Developers are already positioning themselves for a potential rate cut later in the year. DLF announced a “Zero‑EMI” scheme for bookings made before September, while Godrej Properties is launching a “Fixed‑Rate Lock‑In” product that guarantees the current loan rate for up to 12 months, even if the RBI later hikes rates.
In the longer term, the government’s “Housing for All” mission, which aims to deliver 20 million homes by 2025, will rely heavily on a stable monetary environment. The RBI’s pause could therefore be a decisive factor in meeting that ambitious target.
Key Takeaways
- Retail inflation fell to 3.48 % in April 2024, prompting the RBI to hold the repo rate at 6.50 %.

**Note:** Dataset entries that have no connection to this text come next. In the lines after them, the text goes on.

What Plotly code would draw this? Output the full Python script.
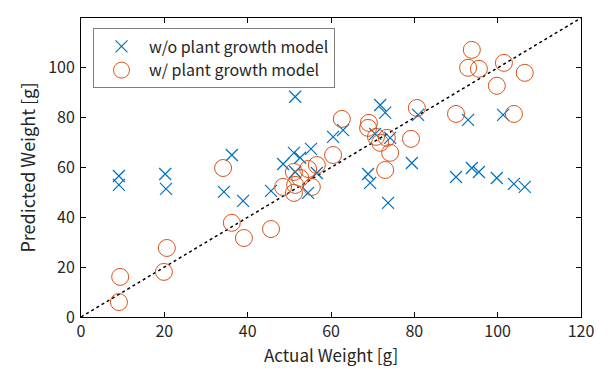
import plotly.graph_objects as go

# w/o plant growth model (blue crosses)
wo_actual = [9.1, 9.1, 20.2, 20.4, 34.3, 36.2, 38.9, 45.6, 48.5, 51.1, 51.4, 51.4,
             52.6, 54.5, 55.2, 56.6, 60.5, 62.9, 68.9, 69.4, 70.6, 71.8, 73.0, 73.7,
             74.2, 79.4, 80.9, 92.9, 101.3, 90.0, 93.8, 95.5, 99.8, 103.9, 106.5]
wo_pred = [56.6, 53.0, 57.4, 51.4, 50.2, 65.0, 46.6, 50.6, 61.4, 65.9, 88.4, 58.2,
           63.9, 49.8, 67.5, 57.8, 72.3, 75.0, 57.4, 53.8, 73.5, 85.1, 82.0, 45.8,
           71.9, 61.8, 81.1, 79.1, 81.1, 56.2, 59.8, 58.2, 55.8, 53.4, 52.2]

# w/ plant growth model (orange circles)
w_actual = [9.4, 9.1, 20.6, 19.9, 34.1, 36.2, 39.1, 45.6, 48.5, 51.1, 52.6, 54.5,
            56.6, 55.4, 51.4, 51.1, 60.5, 62.6, 69.1, 68.9, 70.8, 71.8, 73.4, 74.2,
            73.0, 79.2, 80.6, 93.8, 92.9, 95.5, 101.5, 106.5, 99.8, 90.0, 103.9]
w_pred = [16.1, 6.0, 27.7, 18.1, 59.8, 37.8, 31.7, 35.3, 52.2, 58.2, 55.8, 59.4,
          61.0, 52.2, 53.0, 49.8, 65.0, 79.5, 77.9, 75.9, 72.3, 69.9, 71.9, 65.9,
          59.0, 71.5, 83.9, 107.2, 100.0, 99.6, 102.0, 98.0, 92.8, 81.5, 81.5]

ref_line = [0, 120]
ticks = [0, 20, 40, 60, 80, 100, 120]

FONT = "Noto Sans CJK JP"

fig = go.Figure()
fig.add_trace(go.Scatter(x=ref_line, y=ref_line, mode="lines", showlegend=False,
                         line=dict(color="black", width=1.5, dash="dot"), hoverinfo="skip"))
fig.add_trace(go.Scatter(x=wo_actual, y=wo_pred, mode="markers", name="w/o plant growth model",
                         marker=dict(symbol="x-thin", size=12, color="#0072BD",
                                     line=dict(color="#0072BD", width=1.2))))
fig.add_trace(go.Scatter(x=w_actual, y=w_pred, mode="markers", name="w/ plant growth model",
                         marker=dict(symbol="circle-open", size=17, color="#D95319",
                                     line=dict(color="#D95319", width=1))))

axis_common = dict(range=[0, 120], tickvals=ticks, ticks="inside", ticklen=5,
                   tickcolor="black", showline=True, linecolor="black", linewidth=1,
                   mirror="ticks", showgrid=False, zeroline=False,
                   tickfont=dict(family=FONT, size=16, color="#262626"))

# The page places the figure 8px from the top-left corner of the window.
fig.update_layout(
    width=602, height=365,
    margin=dict(l=73, r=29, t=10, b=56),
    paper_bgcolor="white", plot_bgcolor="white",
    font=dict(family=FONT, color="#262626"),
    xaxis=dict(**axis_common, title=dict(text="Actual Weight [g]",
                                         font=dict(family=FONT, size=17), standoff=4)),
    yaxis=dict(**axis_common, ticklabelstandoff=2,
               title=dict(text="Predicted Weight [g]",
                          font=dict(family=FONT, size=18), standoff=7)),
    legend=dict(x=0.024, y=0.965, xanchor="left", yanchor="top",
                bgcolor="white", bordercolor="#7f7f7f", borderwidth=1,
                font=dict(family=FONT, size=16, color="#262626"),
                itemwidth=45, tracegroupgap=0),
)

fig.write_html("out.html")
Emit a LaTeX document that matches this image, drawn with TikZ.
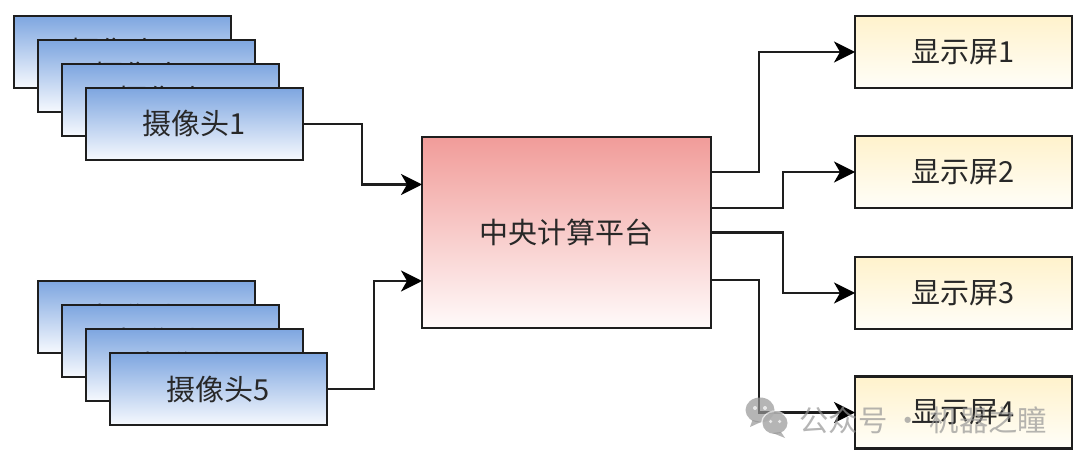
\documentclass[tikz,border=0pt]{standalone}
\usepackage{fontspec}
\usepackage{tikz}
\usetikzlibrary{arrows.meta,positioning}
\setmainfont{Noto Sans CJK SC}
\definecolor{camtop}{RGB}{126,166,224}
\definecolor{cambottom}{RGB}{246,249,254}
\definecolor{hubtop}{RGB}{241,156,153}
\definecolor{hubbottom}{RGB}{255,250,250}
\definecolor{screentop}{RGB}{255,242,204}
\definecolor{screenbottom}{RGB}{255,254,248}
\definecolor{framedark}{RGB}{30,30,30}
\definecolor{labeldark}{RGB}{40,40,40}
\definecolor{markgrey}{RGB}{150,150,150}
\tikzset{
  basebox/.style={draw=framedark,line width=1.4pt,outer sep=0pt,inner sep=0pt,
    text=labeldark,font=\fontsize{16.5pt}{18pt}\selectfont},
  cambox/.style={basebox,minimum width=4.34cm,minimum height=1.44cm,
    top color=camtop,bottom color=cambottom},
  hubbox/.style={basebox,minimum width=5.78cm,minimum height=3.82cm,
    top color=hubtop,bottom color=hubbottom},
  screenbox/.style={basebox,minimum width=4.34cm,minimum height=1.44cm,
    top color=screentop,bottom color=screenbottom},
  link/.style={draw=framedark,line width=1.4pt},
  linkarrow/.style={link,-{Stealth[length=0.42cm,width=0.42cm,inset=0.12cm,color=black]}}
}
\begin{document}
\begin{tikzpicture}
\useasboundingbox (0,0) rectangle (21.6cm,9.24cm);
\fill[white] (0,0) rectangle (21.6cm,9.24cm);
% Camera stacks
\node[cambox] (cam4) at (2.45,8.2) {摄像头4};
\node[cambox] (cam3) at (2.93,7.72) {摄像头3};
\node[cambox] (cam2) at (3.41,7.24) {摄像头2};
\node[cambox] (cam1) at (3.89,6.76) {摄像头1};
\node[cambox] (cam8) at (2.93,2.9) {摄像头8};
\node[cambox] (cam7) at (3.41,2.42) {摄像头7};
\node[cambox] (cam6) at (3.89,1.94) {摄像头6};
\node[cambox] (cam5) at (4.37,1.46) {摄像头5};
% Central platform
\node[hubbox] (hub) at (11.33,4.59) {中央计算平台};
% Screens
\node[screenbox] (screen1) at (19.27,8.2) {显示屏1};
\node[screenbox] (screen2) at (19.27,5.8) {显示屏2};
\node[screenbox] (screen3) at (19.27,3.38) {显示屏3};
\node[screenbox] (screen4) at (19.27,0.99) {显示屏4};
% Connectors
\draw[linkarrow] (cam1.east) -- ++(1.18,0) |- ([yshift=0.96cm]hub.west);
\draw[linkarrow] (cam5.east) -- ++(0.94,0) |- ([yshift=-0.97cm]hub.west);
\draw[linkarrow] ([yshift=1.21cm]hub.east) -- ++(0.96,0) |- (screen1.west);
\draw[linkarrow] ([yshift=0.49cm]hub.east) -- ++(1.44,0) |- (screen2.west);
\draw[linkarrow] (hub.east) -- ++(1.44,0) |- (screen3.west);
\draw[linkarrow] ([yshift=-0.95cm]hub.east) -- ++(0.96,0) |- (screen4.west);
% Watermark
\begin{scope}[opacity=0.7]
\fill[markgrey] (15.2,1.04) ellipse (0.29 and 0.25);
\fill[markgrey] (15.05,0.84) -- (15.0,0.7) -- (15.22,0.8) -- cycle;
\fill[white] (15.1,1.08) circle (0.04) (15.3,1.08) circle (0.04);
\fill[white] (15.5,0.78) ellipse (0.28 and 0.25);
\fill[markgrey] (15.5,0.78) ellipse (0.25 and 0.22);
\fill[markgrey] (15.62,0.6) -- (15.7,0.48) -- (15.45,0.58) -- cycle;
\fill[white] (15.41,0.81) circle (0.035) (15.59,0.81) circle (0.035);
\node[text=markgrey,font=\fontsize{16.7pt}{18pt}\selectfont,anchor=west,inner sep=0pt] (mark) at (15.98,0.84) {公众号 · 机器之瞳};
\end{scope}
\end{tikzpicture}
\end{document}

- Home‑loan rates remain steady around 7.10 %‑7.30 %, saving borrowers up to INR 12,000 per year on a INR 40 lakh loan.
- Developers report a 12‑15 % rise in booking enquiries in early June, with Tier‑2 cities seeing a 20 % surge in affordable‑housing registrations.
- REIT NAVs have risen 5‑7 % since the RBI’s pause, reflecting lower financing costs.
- Experts predict modest sales growth and a continued low NPA rate of 0.8 % in the housing loan segment.
- The next RBI meeting on 7 August 2024 will be critical for confirming the pause or signalling future moves.
The housing market now stands at a crossroads. A prolonged pause could unlock the supply needed to close India’s housing deficit, while any surprise rate hike could dampen the renewed optimism. As the RBI watches inflation trends and global monetary cues, the question remains: will the central bank’s steady hand be enough to sustain the current momentum in Indian real estate?